SHORT EXERCISE:
Retype only what runs from the first line of the listing to the line holding "solid_capstyle='round', solid_joinstyle='round', label=name)", both included. Do not retype the pictures.

** START OF DATA **

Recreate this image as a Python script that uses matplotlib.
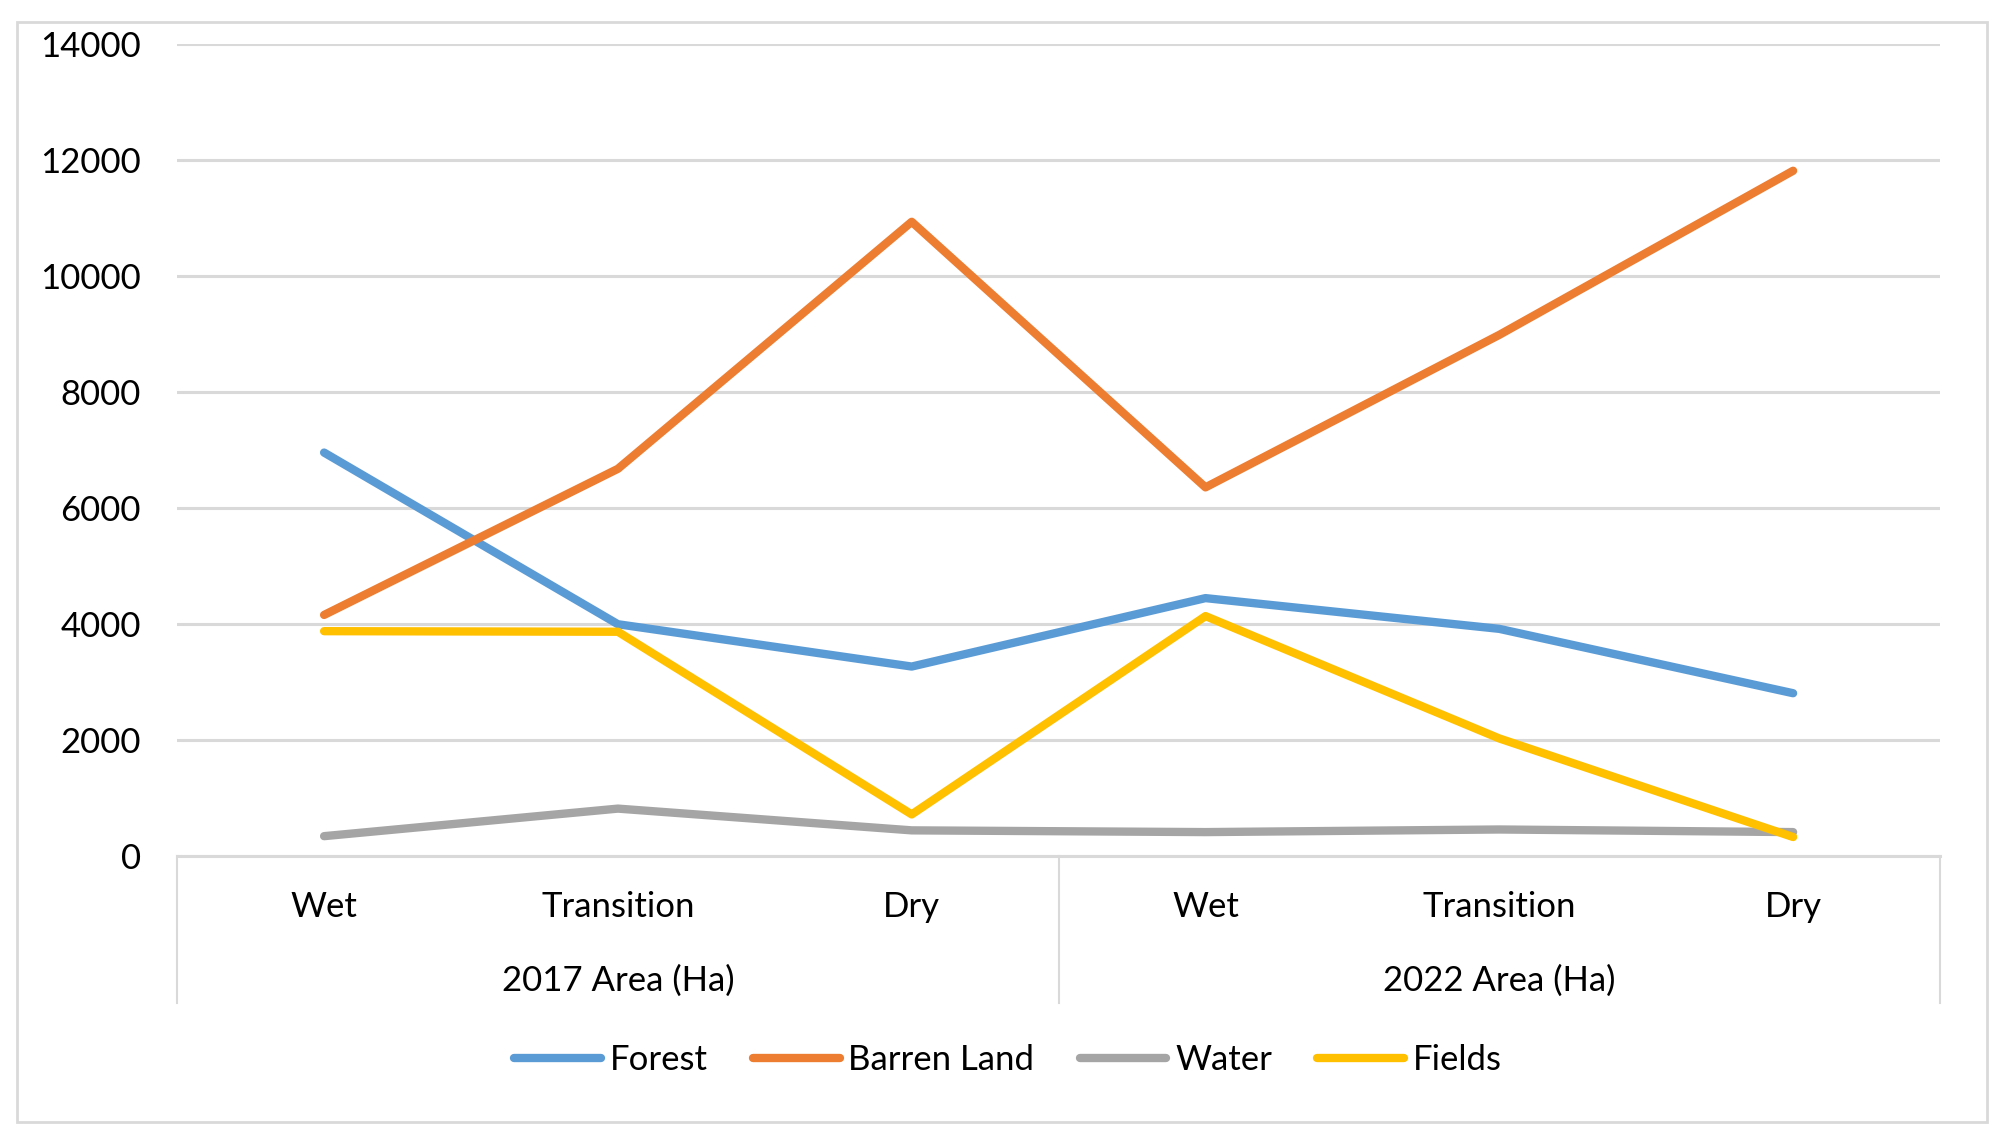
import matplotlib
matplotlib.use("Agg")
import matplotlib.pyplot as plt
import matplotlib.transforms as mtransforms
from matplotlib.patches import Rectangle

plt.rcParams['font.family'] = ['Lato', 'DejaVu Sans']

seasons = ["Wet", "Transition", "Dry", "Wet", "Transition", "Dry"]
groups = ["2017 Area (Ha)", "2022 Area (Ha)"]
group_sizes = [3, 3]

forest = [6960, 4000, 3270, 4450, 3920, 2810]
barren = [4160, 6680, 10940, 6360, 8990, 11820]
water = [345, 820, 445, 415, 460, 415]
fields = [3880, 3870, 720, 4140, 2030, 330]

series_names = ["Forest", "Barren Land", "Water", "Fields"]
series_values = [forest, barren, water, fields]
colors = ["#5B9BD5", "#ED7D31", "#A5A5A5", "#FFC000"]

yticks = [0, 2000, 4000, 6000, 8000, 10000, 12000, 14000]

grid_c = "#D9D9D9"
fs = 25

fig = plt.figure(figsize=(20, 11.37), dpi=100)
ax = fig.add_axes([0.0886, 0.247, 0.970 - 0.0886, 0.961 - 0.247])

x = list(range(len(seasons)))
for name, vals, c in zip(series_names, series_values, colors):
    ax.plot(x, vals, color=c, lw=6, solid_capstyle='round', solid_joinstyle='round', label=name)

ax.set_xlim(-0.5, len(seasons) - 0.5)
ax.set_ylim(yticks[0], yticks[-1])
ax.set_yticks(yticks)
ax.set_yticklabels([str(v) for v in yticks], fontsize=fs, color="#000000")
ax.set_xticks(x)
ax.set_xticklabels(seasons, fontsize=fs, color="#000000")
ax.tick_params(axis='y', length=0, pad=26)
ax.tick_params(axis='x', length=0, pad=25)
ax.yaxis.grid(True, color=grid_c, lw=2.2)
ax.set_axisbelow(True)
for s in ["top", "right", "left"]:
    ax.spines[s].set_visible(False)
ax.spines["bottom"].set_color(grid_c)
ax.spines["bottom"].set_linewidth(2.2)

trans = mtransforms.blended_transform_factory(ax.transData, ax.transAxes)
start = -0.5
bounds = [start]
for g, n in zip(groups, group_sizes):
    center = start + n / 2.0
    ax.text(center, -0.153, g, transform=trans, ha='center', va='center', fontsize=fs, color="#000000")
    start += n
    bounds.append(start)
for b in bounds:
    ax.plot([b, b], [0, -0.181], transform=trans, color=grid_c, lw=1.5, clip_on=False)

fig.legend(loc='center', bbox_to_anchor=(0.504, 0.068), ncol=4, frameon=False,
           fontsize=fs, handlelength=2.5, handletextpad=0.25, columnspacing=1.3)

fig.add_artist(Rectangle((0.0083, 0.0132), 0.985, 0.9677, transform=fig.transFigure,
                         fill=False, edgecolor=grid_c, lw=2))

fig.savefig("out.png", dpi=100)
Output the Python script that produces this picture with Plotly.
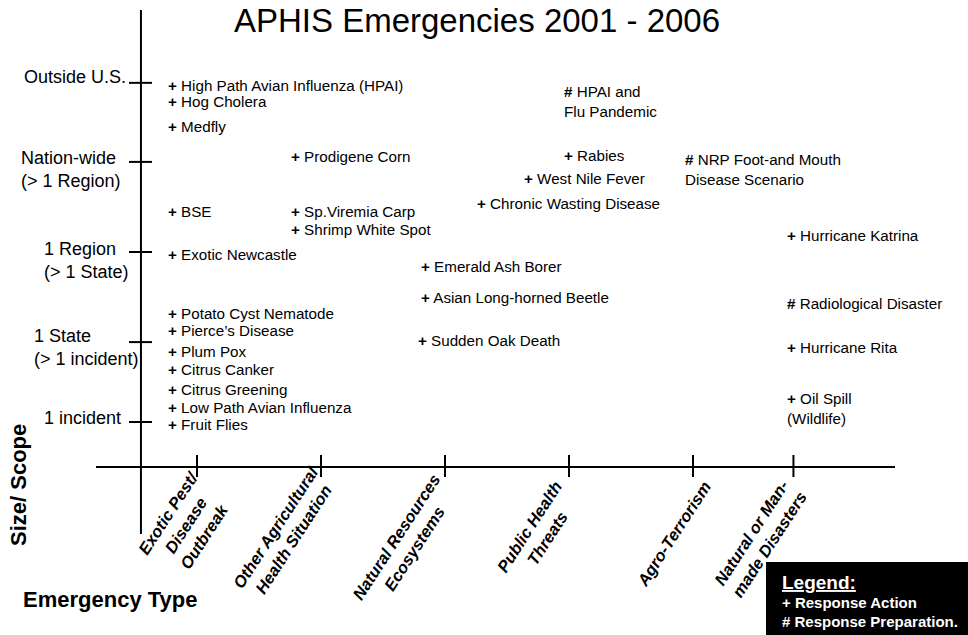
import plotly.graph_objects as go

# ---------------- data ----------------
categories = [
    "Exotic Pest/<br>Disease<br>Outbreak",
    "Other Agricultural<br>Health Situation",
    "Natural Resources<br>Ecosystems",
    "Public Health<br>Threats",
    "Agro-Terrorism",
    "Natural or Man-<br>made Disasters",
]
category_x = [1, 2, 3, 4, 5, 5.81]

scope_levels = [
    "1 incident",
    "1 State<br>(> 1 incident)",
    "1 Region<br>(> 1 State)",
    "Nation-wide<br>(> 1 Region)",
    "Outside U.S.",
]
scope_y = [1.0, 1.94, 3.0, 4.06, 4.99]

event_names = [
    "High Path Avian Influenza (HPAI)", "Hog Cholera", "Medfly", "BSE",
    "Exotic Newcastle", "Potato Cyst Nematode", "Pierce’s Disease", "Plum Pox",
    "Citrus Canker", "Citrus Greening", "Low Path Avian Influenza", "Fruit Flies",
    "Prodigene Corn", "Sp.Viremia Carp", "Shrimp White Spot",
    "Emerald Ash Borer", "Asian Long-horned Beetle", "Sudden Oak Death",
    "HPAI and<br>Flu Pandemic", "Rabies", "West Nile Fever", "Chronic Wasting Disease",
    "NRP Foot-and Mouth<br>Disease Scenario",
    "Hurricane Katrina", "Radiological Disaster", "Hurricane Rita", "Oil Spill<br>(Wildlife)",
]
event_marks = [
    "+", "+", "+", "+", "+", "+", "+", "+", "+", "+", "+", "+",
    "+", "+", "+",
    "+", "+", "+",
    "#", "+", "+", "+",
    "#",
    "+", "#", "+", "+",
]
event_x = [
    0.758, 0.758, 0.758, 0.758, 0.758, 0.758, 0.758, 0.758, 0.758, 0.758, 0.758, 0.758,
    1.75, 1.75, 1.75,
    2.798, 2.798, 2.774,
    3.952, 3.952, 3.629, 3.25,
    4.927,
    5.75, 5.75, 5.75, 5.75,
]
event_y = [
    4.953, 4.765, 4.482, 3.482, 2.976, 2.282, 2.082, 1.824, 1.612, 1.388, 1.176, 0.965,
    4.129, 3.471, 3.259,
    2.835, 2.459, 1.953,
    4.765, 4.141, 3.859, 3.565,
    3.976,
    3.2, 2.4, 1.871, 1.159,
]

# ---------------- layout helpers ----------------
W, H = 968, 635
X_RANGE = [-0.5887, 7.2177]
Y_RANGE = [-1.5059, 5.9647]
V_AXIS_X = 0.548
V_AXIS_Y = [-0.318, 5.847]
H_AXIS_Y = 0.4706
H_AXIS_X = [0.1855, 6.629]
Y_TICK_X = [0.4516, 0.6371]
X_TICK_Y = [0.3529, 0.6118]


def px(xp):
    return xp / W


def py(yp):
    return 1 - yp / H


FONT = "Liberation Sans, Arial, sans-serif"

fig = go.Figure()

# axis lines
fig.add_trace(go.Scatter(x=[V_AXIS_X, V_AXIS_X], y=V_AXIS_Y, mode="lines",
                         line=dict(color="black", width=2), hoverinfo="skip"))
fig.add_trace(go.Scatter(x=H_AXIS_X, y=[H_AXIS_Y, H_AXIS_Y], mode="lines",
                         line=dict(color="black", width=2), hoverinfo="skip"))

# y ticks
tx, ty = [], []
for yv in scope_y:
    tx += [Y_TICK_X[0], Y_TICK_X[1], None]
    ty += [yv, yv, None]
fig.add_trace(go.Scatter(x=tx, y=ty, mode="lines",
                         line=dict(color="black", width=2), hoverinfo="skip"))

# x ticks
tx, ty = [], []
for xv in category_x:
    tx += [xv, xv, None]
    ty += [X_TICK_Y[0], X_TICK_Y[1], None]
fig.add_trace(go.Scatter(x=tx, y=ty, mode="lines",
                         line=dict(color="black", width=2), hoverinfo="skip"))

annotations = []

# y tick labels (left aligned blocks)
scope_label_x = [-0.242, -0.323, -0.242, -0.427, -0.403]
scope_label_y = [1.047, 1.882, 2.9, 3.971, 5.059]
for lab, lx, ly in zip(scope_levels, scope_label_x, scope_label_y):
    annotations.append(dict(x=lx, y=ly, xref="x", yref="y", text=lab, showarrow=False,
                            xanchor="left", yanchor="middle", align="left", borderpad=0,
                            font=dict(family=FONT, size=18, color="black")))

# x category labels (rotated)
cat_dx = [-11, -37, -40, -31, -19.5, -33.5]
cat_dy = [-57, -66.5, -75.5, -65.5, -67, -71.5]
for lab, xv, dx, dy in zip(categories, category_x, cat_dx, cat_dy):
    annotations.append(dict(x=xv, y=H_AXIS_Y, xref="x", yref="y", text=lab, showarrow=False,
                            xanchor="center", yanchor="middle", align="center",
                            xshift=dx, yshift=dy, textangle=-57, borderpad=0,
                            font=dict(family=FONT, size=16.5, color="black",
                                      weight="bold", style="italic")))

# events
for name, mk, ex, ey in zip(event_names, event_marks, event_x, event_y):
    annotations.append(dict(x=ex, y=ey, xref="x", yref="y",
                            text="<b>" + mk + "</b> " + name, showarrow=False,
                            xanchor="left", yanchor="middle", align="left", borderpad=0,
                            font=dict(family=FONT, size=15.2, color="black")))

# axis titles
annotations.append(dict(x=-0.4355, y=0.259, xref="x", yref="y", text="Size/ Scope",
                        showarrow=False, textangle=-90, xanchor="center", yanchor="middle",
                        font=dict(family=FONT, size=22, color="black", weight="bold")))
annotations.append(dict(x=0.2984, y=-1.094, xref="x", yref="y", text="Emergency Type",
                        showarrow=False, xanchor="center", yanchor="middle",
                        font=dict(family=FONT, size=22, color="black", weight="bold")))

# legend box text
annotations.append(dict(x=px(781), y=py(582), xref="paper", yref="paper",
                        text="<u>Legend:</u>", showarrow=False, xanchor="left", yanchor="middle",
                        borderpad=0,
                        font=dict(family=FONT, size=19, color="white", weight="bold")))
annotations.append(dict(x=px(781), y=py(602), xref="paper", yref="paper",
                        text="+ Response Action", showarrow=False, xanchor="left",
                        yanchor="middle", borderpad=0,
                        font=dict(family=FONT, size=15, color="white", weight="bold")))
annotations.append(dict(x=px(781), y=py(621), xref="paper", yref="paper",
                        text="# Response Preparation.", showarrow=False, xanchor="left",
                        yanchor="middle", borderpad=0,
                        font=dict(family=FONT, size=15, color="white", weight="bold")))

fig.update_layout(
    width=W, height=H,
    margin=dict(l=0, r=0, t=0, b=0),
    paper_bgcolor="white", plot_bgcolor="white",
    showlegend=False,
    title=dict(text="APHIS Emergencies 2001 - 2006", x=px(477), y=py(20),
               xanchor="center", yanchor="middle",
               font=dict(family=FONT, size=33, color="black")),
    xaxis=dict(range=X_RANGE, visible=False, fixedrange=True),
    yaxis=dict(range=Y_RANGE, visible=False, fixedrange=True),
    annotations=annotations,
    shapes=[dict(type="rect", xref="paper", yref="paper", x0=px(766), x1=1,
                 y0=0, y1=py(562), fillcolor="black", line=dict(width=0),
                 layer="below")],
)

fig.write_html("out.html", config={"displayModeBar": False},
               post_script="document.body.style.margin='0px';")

** END OF DATA **

EXPECTED ANSWER:
Recreate this image as a Python script that uses matplotlib.
import matplotlib
matplotlib.use("Agg")
import matplotlib.pyplot as plt
import matplotlib.transforms as mtransforms
from matplotlib.patches import Rectangle

plt.rcParams['font.family'] = ['Lato', 'DejaVu Sans']

seasons = ["Wet", "Transition", "Dry", "Wet", "Transition", "Dry"]
groups = ["2017 Area (Ha)", "2022 Area (Ha)"]
group_sizes = [3, 3]

forest = [6960, 4000, 3270, 4450, 3920, 2810]
barren = [4160, 6680, 10940, 6360, 8990, 11820]
water = [345, 820, 445, 415, 460, 415]
fields = [3880, 3870, 720, 4140, 2030, 330]

series_names = ["Forest", "Barren Land", "Water", "Fields"]
series_values = [forest, barren, water, fields]
colors = ["#5B9BD5", "#ED7D31", "#A5A5A5", "#FFC000"]

yticks = [0, 2000, 4000, 6000, 8000, 10000, 12000, 14000]

grid_c = "#D9D9D9"
fs = 25

fig = plt.figure(figsize=(20, 11.37), dpi=100)
ax = fig.add_axes([0.0886, 0.247, 0.970 - 0.0886, 0.961 - 0.247])

x = list(range(len(seasons)))
for name, vals, c in zip(series_names, series_values, colors):
    ax.plot(x, vals, color=c, lw=6, solid_capstyle='round', solid_joinstyle='round', label=name)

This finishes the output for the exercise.